Prior trauma may worsen symptom severity of Lyme disease


Lyme disease can lead to severe symptoms in some individuals. In their study, “Psychological factors in the prediction of Lyme disease course,” Mustafiz and colleagues examined whether prior trauma may worsen the severity of symptoms for Lyme disease. [1]

The authors cited earlier research by Solomon and colleagues on the role of prior trauma in Lyme disease.²  “The investigators noted that patients who reported a higher number of lifetime traumatic events (i.e., a higher trauma score) at initial presentation were more likely to report a painful, disabling symptom course at follow-up.”

Mustafiz and colleagues described the history of prior trauma in 60 individuals with Post-Treatment Lyme Disease Syndrome (PTLDS). Twenty-five patients met the criteria for highly probable PTLDS and 35 for definite PTLDS.

PTLDS is a term used to describe individuals who fail initial treatment for Lyme disease and remain ill with impaired cognitive function, pain, fatigue, and poor function.
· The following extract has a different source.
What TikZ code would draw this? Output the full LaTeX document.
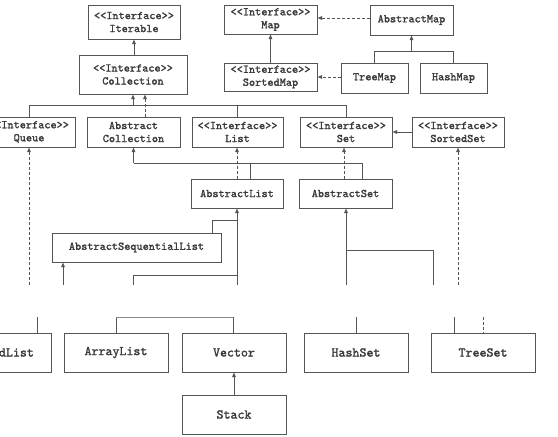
\documentclass[tikz,border=0pt]{standalone}
\usepackage{fontspec}
\newfontfamily\codefont{lmmono10-regular.otf}[FakeBold=1.6]
\usetikzlibrary{arrows.meta}
\definecolor{ln}{HTML}{555555}
\definecolor{tx}{HTML}{3A3A3A}
\begin{document}
\begin{tikzpicture}[x=1pt,y=-1pt,
  box/.style={draw=ln,line width=1pt,inner sep=0pt,align=center,text=tx,
    font=\codefont\fontsize{11.7}{13}\selectfont},
  bigbox/.style={box,font=\codefont\fontsize{13.3}{15}\selectfont},
  ln/.style={draw=ln,line width=1pt},
  arr/.style={ln,-{Triangle[length=4.5pt,width=3.5pt]}},
  dsh/.style={ln,dash pattern=on 3pt off 2pt},
  darr/.style={arr,dash pattern=on 3pt off 2pt}]
\useasboundingbox (0,0) rectangle (558,437);
\clip (0,0) rectangle (558,437);
\fill[white] (0,0) rectangle (558,437);
% top nodes
\node[box,minimum width=92,minimum height=34] (Iterable) at (134,22) {<<Interface>>\\Iterable};
\node[box,minimum width=108,minimum height=39] (Collection) at (133,74.5) {<<Interface>>\\Collection};
\node[box,minimum width=93,minimum height=29] (Map) at (270.5,19.5) {<<Interface>>\\Map};
\node[box,minimum width=83,minimum height=30] (AbstractMap) at (411.5,20) {AbstractMap};
\node[box,minimum width=93,minimum height=28] (SortedMap) at (270.5,77) {<<Interface>>\\SortedMap};
\node[box,minimum width=67,minimum height=30] (TreeMap) at (374.5,78) {TreeMap};
\node[box,minimum width=67,minimum height=30] (HashMap) at (453.5,78) {HashMap};
\node[box,minimum width=92,minimum height=30] (Queue) at (29,132) {<<Interface>>\\Queue};
\node[box,minimum width=93,minimum height=30] (AbsColl) at (133.5,132) {Abstract\\Collection};
\node[box,minimum width=91,minimum height=30] (List) at (237.5,132) {<<Interface>>\\List};
\node[box,minimum width=92,minimum height=30] (Set) at (346,132) {<<Interface>>\\Set};
\node[box,minimum width=92,minimum height=30] (SortedSet) at (458,132) {<<Interface>>\\SortedSet};
\node[box,minimum width=92,minimum height=29] (AbsList) at (237,193.5) {AbstractList};
\node[box,minimum width=93,minimum height=29] (AbsSet) at (345.5,193.5) {AbstractSet};
\node[box,minimum width=169,minimum height=29] (AbsSeq) at (136.5,247.5) {AbstractSequentialList};
% bottom nodes
\node[bigbox,minimum width=104,minimum height=39] (LinkedList) at (-1,352.5) {LinkedList};
\node[bigbox,minimum width=104,minimum height=39] (ArrayList) at (116,352.5) {ArrayList};
\node[bigbox,minimum width=104,minimum height=39] (Vector) at (234,352.5) {Vector};
\node[bigbox,minimum width=104,minimum height=39] (Stack) at (234,414.5) {Stack};
\node[bigbox,minimum width=104,minimum height=39] (HashSet) at (356,352.5) {HashSet};
\node[bigbox,minimum width=104,minimum height=39] (TreeSet) at (483,352.5) {TreeSet};
% coordinates
\coordinate (jq) at (29,105);
\coordinate (js) at (346,105);
\coordinate (ja) at (133,163);
\coordinate (jb) at (362,163);
\coordinate (jm1) at (374,51);
\coordinate (jm2) at (453,51);
\coordinate (cq) at (29,285);
\coordinate (cseq) at (63,285);
\coordinate (carr) at (133,285);
\coordinate (clist) at (237,285);
\coordinate (jl1) at (212,220);
\coordinate (jl2) at (237,220);
\coordinate (jl3) at (237,275);
\coordinate (chs) at (346,285);
\coordinate (cts) at (433,285);
\coordinate (jh) at (346,250);
\coordinate (css) at (458,285);
\coordinate (bll) at (37,317);
\coordinate (bal) at (116,317);
\coordinate (bv) at (233,317);
\coordinate (bhs) at (356,317);
\coordinate (bts1) at (454,317);
\coordinate (bts2) at (483,317);
% top connectors
\draw[arr] (Collection.north -| Iterable.south) -- (Iterable.south);
\draw[ln] (Queue.north) -- (jq) -- (js) -- (Set.north);
\draw[ln] (List.north) -- (List.north |- jq);
\draw[arr] (Collection.south |- jq) -- (Collection.south);
\draw[darr] ([xshift=11.5]AbsColl.north) -- ([xshift=12]Collection.south);
\draw[darr] (AbstractMap.west |- 0,18) -- (Map.east |- 0,18);
\draw[arr] (SortedMap.north) -- (Map.south);
\draw[darr] (TreeMap.west |- 0,77) -- (SortedMap.east |- 0,77);
\draw[ln] (TreeMap.north -| jm1) -- (jm1) -- (jm2) -- (HashMap.north -| jm2);
\draw[arr] (AbstractMap.south |- jm1) -- (AbstractMap.south);
\draw[arr] (SortedSet.west) -- (Set.east);
% middle connectors
\draw[darr] (cq) -- (Queue.south);
\draw[arr] (AbsColl.south |- ja) -- (AbsColl.south);
\draw[ln] (AbsColl.south |- ja) -- (jb) -- (AbsSet.north -| jb);
\draw[ln] (AbsList.north -| 250,0) -- (250,163);
\draw[darr] (AbsList.north) -- (List.south -| AbsList.north);
\draw[darr] (AbsSet.north -| 344,0) -- (Set.south -| 344,0);
\draw[arr] (clist) -- (AbsList.south);
\draw[ln] (jl2) -- (jl1) -- (AbsSeq.north -| jl1);
\draw[ln] (jl3) -- (carr |- jl3) -- (carr);
\draw[arr] (cseq) -- (AbsSeq.south -| cseq);
\draw[arr] (chs) -- (AbsSet.south -| chs);
\draw[ln] (jh) -- (cts |- jh) -- (cts);
\draw[darr] (css) -- (SortedSet.south);
% bottom connectors
\draw[ln] (bll) -- (LinkedList.north -| bll);
\draw[ln] (ArrayList.north) -- (bal);
\draw[ln,draw=ln!70,line width=0.7pt] (bal) -- (bv);
\draw[ln] (bv) -- (Vector.north -| bv);
\draw[arr] (Stack.north) -- (Vector.south);
\draw[ln] (bhs) -- (HashSet.north);
\draw[ln] (bts1) -- (TreeSet.north -| bts1);
\draw[dsh] (bts2) -- (TreeSet.north);
\end{tikzpicture}
\end{document}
The history of trauma life events was assessed by The Trauma History Screen (THS). “This self-report assesses exposure to 14 types of high-magnitude stressor events that could be traumatic (e.g., natural disasters, sexual or physical abuse, military trauma, loss of a loved one),” wrote the authors.²

They observed that prior trauma may worsen symptom severity of Lyme disease on every measure except for pain and fatigue. “A greater number of traumatic events were significantly associated with greater symptom severity on the scales of mood (stress, depression, and anxiety), cognition, multisystem symptom burden, and functional status (mental and physical), but not on measures of pain and fatigue,” wrote the authors.
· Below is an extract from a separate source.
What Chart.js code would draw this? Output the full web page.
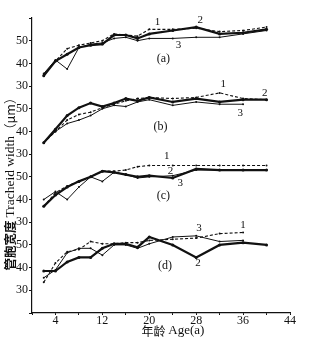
<!DOCTYPE html>
<html>
<head>
<meta charset="utf-8">
<script src="https://cdn.jsdelivr.net/npm/chart.js@4"></script>
<style>
  html, body { margin: 0; background: #fff; }
  #wrap { width: 322px; height: 348px; }
</style>
</head>
<body>
<div id="wrap"><canvas id="chart"></canvas></div>
<script>
// ages (years) where the widths were measured
const ages = [2, 4, 6, 8, 10, 12, 14, 16, 18, 20, 24, 28, 32, 36, 40];

// tracheid width (um), panel (a)..(d), series 1 (dashed), 2 (thick), 3 (thin)
const a1 = [35, 41, 46.5, 48, 49, 50, 53, 52.5, 52, 55, 55, 55.5, 54, 54.5, 56];
const a2 = [34.5, 41, 44, 47, 48, 48.5, 52.5, 52.5, 51, 53, 54.5, 56, 53, 53.5, 55];
const a3 = [35.5, 41.5, 37.5, 47, 48.5, 49, 51, 51.5, 50, 51, 51, 51.5, 51.5, 53, 54.5];

const b1 = [35, 40, 45, 47.5, 48.5, 50.5, 52, 53.5, 54.5, 55, 54.5, 55, 57, 54.5, 54];
const b2 = [35, 41, 47, 50.5, 52.5, 51, 52.5, 54.5, 53.5, 55, 53, 54.5, 53, 54, 54];
const b3 = [35, 40, 43.5, 45, 47, 50, 51.5, 51, 53, 54, 51.5, 53, 52, 52];

const c1 = [37, 43, 46, 48, 50, 52.5, 52.5, 53, 54.5, 55, 55, 55, 55, 55, 55];
const c2 = [37, 42, 45.5, 48, 50, 52.5, 52, 51, 50, 50.5, 49.5, 53.5, 53, 53, 53];
const c3 = [40, 43.5, 40, 45.5, 50, 48, 52, 51, 49.5, 50, 50.5, 53, 53, 53, 53];

const d1 = [33.5, 42, 47, 48, 51.5, 50.5, 50.5, 51, 51, 52, 52.5, 53, 55, 55.5];
const d2 = [38.5, 38.5, 42.5, 44.5, 44.5, 48.5, 50.5, 50.5, 49, 53.5, 50, 44.5, 50, 51, 50];
const d3 = [35.5, 39, 46.5, 48.5, 48.5, 45.5, 50, 50, 48.5, 50.5, 53.5, 54, 51.5, 52];

const panels = ['(a)', '(b)', '(c)', '(d)'];
const panelSeries = [[a1, a2, a3], [b1, b2, b3], [c1, c2, c3], [d1, d2, d3]];
// the four panels share one axis, each shifted up by 30 units
const panelShift = [90, 60, 30, 0];

const ink = '#111';
const serif = '"Liberation Serif", "DejaVu Serif", serif';
const cjk = '"Noto Sans CJK SC", sans-serif';

// series styles: 1 dashed, 2 thick, 3 thin
const styles = [
  { borderWidth: 1.1, borderDash: [3, 2], pointRadius: 1 },
  { borderWidth: 2.2, borderDash: [], pointRadius: 1.5 },
  { borderWidth: 1, borderDash: [], pointRadius: 1 },
];

const datasets = [];
panelSeries.forEach((series, p) => {
  series.forEach((vals, s) => {
    datasets.push({
      label: panels[p] + ' ' + (s + 1),
      data: vals.map((v, i) => ({ x: ages[i], y: v + panelShift[p] })),
      borderColor: ink,
      backgroundColor: ink,
      pointBorderWidth: 0,
      tension: 0,
      ...styles[s],
    });
  });
});

// text placed in data units: [age, width, text, panel]
const notes = [
  [21.4, 58, '1', 0], [28.7, 59, '2', 0], [25, 48, '3', 0], [22.4, 42, '(a)', 0],
  [32.6, 61, '1', 1], [39.7, 57, '2', 1], [35.5, 48, '3', 1], [21.9, 42, '(b)', 1],
  [23, 59, '1', 2], [23.6, 52.5, '2', 2], [25.3, 47.3, '3', 2], [22.4, 41.5, '(c)', 2],
  [28.5, 57.3, '3', 3], [36, 58.8, '1', 3], [28.3, 41.9, '2', 3], [22.7, 41, '(d)', 3],
];

// draw mixed-font text centred on (0, 0) of the current transform
function drawRuns(ctx, runs) {
  let total = 0;
  runs.forEach((r) => { ctx.font = r[1]; total += ctx.measureText(r[0]).width; });
  let x = -total / 2;
  ctx.textAlign = 'left';
  runs.forEach((r) => {
    ctx.font = r[1];
    ctx.fillText(r[0], x, 0);
    x += ctx.measureText(r[0]).width;
  });
}

const notesPlugin = {
  id: 'notes',
  afterDraw(chart) {
    const { ctx, scales: { x, y } } = chart;
    ctx.save();
    ctx.fillStyle = ink;
    ctx.textAlign = 'center';
    ctx.textBaseline = 'middle';
    notes.forEach(([age, w, txt, p]) => {
      ctx.font = (txt.length > 1 ? '12px ' : '11px ') + serif;
      ctx.fillText(txt, x.getPixelForValue(age), y.getPixelForValue(w + panelShift[p]));
    });
    // axis titles
    ctx.save();
    ctx.translate(173, 331);
    drawRuns(ctx, [['年龄 ', '12px ' + cjk], ['Age(a)', '13px ' + serif]]);
    ctx.restore();
    ctx.translate(10, 181);
    ctx.rotate(-Math.PI / 2);
    drawRuns(ctx, [
      ['管胞宽度 ', 'bold 12.5px ' + cjk],
      ['Tracheid width', '13.5px ' + serif],
      ['（μm）', '12.5px ' + cjk],
    ]);
    ctx.restore();
  },
};

new Chart(document.getElementById('chart'), {
  type: 'line',
  data: { datasets },
  options: {
    responsive: true,
    maintainAspectRatio: false,
    animation: false,
    layout: { padding: { top: 18, right: 32, left: 0, bottom: 0 } },
    plugins: { legend: { display: false }, tooltip: { enabled: false } },
    scales: {
      x: {
        type: 'linear',
        min: 0,
        max: 44,
        afterFit(scale) { scale.height = 35; },
        border: { color: ink, width: 1.2 },
        grid: { display: true, drawOnChartArea: false, tickLength: 2, color: ink },
        ticks: {
          stepSize: 4,
          autoSkip: false,
          maxRotation: 0,
          padding: -1,
          color: ink,
          font: { family: serif, size: 12 },
          callback: (v) => (v % 8 === 4 ? v : ''),
        },
      },
      y: {
        min: 20,
        max: 150,
        afterFit(scale) { scale.width = 32; },
        border: { color: ink, width: 1.2 },
        grid: { display: true, drawOnChartArea: false, tickLength: 3, color: ink },
        ticks: {
          stepSize: 10,
          autoSkip: false,
          padding: 1,
          color: ink,
          font: { family: serif, size: 12 },
          callback: (v) => (v >= 30 && v <= 140 ? ((v - 30) % 30) + 30 : ''),
        },
      },
    },
  },
  plugins: [notesPlugin],
});
</script>
</body>
</html>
“The investigators concluded that traumatic psychologic experiences predating disease onset may play an important etiologic role in symptom severity for chronic conditions like Lyme disease.”¹

The impact of prior trauma on the symptom severity of Lyme disease was modest. Therefore, the authors suspected that other factors were responsible for the symptom severity of Lyme disease. “These factors range from characteristics of the Borrelia strain to the biological characteristics and clinical history of the human host.”

Editor’s note: Some doctors have used PTLDS for individuals with Lyme disease who remain ill despite antibiotic treatment. I have not used the term PTLDS until they have a validated test to rule out a persistent infection.

  1. Mustafiz F, Moeller J, Kuvaldina M, Bennett C, Fallon BA. Persistent Symptoms, Lyme Disease, and Prior Trauma. J Nerv Ment Dis. May 1 2022;210(5):359-364. doi:10.1097/NMD.0000000000001452
  2. Solomon SP, Hilton E, Weinschel BS, Pollack S, Grolnick E. Psychological factors in the prediction of Lyme disease course. Arthritis Care Res. Oct 1998;11(5):419-26. doi:10.1002/art.1790110514



I have seen this personally with patients and it’s an important aspect to consider.  For far too long we have separated the mental & spiritual from the physical when they are all interconnected. 

I also appreciate Dr. Cameron’s refusal to call these PTLDS patients until there is a validated test to rule out persistent infection because that is also crucial to address – persistent infection(s).